→ **GIVEN TASK**:
In the records below, tally every line containing "this". Report only the total.

──────────

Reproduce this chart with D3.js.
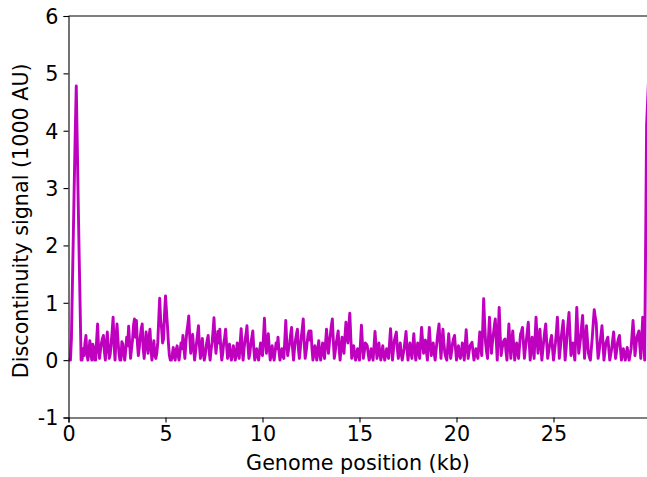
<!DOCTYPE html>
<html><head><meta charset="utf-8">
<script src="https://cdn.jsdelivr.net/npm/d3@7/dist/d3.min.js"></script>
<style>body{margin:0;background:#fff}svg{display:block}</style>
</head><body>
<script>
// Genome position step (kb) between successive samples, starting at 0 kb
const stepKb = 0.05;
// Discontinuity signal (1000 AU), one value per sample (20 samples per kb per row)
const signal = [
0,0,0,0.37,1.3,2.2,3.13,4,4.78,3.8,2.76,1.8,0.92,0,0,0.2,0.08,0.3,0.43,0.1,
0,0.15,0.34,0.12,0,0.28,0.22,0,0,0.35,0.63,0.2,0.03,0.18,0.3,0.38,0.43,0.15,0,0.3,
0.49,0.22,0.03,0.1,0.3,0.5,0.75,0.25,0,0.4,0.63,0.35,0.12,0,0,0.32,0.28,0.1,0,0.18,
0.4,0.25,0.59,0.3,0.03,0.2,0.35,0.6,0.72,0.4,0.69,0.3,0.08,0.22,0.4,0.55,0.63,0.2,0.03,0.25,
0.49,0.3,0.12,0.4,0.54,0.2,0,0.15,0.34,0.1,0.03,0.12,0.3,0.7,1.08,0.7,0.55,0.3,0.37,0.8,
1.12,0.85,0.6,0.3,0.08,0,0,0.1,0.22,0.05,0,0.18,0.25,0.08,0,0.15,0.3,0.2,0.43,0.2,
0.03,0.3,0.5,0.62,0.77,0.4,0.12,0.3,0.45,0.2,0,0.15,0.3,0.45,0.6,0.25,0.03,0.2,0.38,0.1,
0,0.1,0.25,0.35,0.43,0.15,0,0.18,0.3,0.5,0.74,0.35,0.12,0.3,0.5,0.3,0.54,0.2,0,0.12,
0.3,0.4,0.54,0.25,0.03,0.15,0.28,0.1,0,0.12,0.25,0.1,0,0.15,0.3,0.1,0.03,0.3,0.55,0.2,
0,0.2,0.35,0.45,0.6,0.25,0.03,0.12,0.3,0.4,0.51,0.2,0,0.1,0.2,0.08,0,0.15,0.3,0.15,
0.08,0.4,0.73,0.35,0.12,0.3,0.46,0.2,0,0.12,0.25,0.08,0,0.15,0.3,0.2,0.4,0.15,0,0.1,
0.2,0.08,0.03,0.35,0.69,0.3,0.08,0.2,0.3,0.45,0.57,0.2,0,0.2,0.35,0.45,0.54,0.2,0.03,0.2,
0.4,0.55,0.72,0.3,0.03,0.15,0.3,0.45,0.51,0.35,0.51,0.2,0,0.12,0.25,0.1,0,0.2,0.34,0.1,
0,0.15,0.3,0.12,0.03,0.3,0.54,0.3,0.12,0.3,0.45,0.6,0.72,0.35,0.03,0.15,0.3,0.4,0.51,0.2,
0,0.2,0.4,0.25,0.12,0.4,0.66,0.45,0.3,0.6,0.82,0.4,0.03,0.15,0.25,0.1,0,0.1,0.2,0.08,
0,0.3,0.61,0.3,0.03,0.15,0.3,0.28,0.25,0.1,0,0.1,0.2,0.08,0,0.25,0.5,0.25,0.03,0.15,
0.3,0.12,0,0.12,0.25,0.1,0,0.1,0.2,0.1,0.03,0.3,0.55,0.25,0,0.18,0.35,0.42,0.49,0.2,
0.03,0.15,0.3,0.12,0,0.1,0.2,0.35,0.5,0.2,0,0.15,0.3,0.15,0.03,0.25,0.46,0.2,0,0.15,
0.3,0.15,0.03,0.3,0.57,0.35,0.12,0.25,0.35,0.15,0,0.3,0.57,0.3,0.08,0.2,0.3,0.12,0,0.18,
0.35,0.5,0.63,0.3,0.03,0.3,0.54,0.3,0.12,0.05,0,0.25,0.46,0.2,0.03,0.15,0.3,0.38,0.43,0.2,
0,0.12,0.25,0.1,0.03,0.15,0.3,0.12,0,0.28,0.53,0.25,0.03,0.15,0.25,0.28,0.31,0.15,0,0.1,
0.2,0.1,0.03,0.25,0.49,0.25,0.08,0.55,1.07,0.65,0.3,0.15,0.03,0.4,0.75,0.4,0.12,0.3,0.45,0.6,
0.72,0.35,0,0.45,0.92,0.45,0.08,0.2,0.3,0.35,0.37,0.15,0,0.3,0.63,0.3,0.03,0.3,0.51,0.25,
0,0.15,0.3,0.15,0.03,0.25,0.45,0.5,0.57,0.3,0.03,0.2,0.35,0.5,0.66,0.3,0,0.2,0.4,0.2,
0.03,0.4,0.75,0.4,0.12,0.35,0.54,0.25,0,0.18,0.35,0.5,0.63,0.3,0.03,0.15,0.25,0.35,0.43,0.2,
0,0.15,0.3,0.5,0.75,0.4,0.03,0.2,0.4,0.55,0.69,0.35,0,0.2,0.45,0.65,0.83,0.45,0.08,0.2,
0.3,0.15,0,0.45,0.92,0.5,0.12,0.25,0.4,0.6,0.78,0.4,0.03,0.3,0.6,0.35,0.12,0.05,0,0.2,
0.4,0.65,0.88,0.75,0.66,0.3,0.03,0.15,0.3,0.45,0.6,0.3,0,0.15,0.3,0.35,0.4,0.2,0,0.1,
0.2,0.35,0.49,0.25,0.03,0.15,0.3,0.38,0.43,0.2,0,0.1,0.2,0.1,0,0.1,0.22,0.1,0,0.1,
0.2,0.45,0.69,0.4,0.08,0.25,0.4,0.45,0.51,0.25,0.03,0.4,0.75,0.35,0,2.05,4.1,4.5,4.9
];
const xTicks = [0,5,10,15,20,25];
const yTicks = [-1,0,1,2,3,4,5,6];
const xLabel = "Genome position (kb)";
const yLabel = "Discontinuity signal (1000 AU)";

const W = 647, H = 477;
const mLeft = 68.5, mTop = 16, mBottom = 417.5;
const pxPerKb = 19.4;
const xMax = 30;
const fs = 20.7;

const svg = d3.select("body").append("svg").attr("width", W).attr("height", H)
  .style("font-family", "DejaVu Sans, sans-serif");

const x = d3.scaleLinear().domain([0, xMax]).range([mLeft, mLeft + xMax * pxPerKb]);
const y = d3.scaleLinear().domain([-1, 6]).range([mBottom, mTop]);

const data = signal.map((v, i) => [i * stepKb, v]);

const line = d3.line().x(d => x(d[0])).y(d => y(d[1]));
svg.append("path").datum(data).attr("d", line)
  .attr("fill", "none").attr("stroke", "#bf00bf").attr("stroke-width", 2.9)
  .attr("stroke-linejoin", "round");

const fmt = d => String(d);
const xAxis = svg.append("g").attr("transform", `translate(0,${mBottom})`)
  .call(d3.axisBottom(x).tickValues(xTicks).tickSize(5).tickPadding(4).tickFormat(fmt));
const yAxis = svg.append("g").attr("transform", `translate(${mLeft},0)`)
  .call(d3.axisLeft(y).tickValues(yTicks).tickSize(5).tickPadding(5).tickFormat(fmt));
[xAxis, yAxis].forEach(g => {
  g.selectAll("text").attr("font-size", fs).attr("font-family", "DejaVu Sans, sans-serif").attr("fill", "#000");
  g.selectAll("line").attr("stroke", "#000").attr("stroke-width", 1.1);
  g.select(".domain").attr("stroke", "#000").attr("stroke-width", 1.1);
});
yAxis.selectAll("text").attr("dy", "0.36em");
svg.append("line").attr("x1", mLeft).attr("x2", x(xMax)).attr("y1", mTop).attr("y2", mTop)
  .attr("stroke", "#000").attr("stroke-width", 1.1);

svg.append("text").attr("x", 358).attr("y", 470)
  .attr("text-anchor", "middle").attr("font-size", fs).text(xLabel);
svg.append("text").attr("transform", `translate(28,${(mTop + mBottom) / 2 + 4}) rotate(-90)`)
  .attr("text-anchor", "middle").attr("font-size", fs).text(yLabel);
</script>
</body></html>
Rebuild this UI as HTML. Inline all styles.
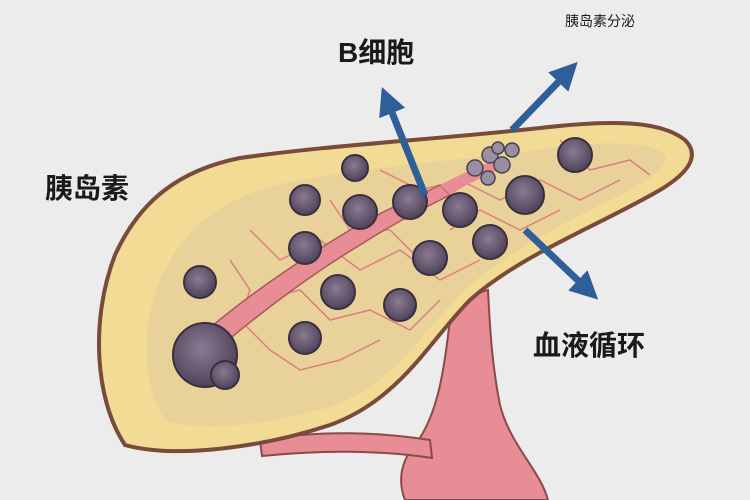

──────────

→ **ANSWER BELOW**:
2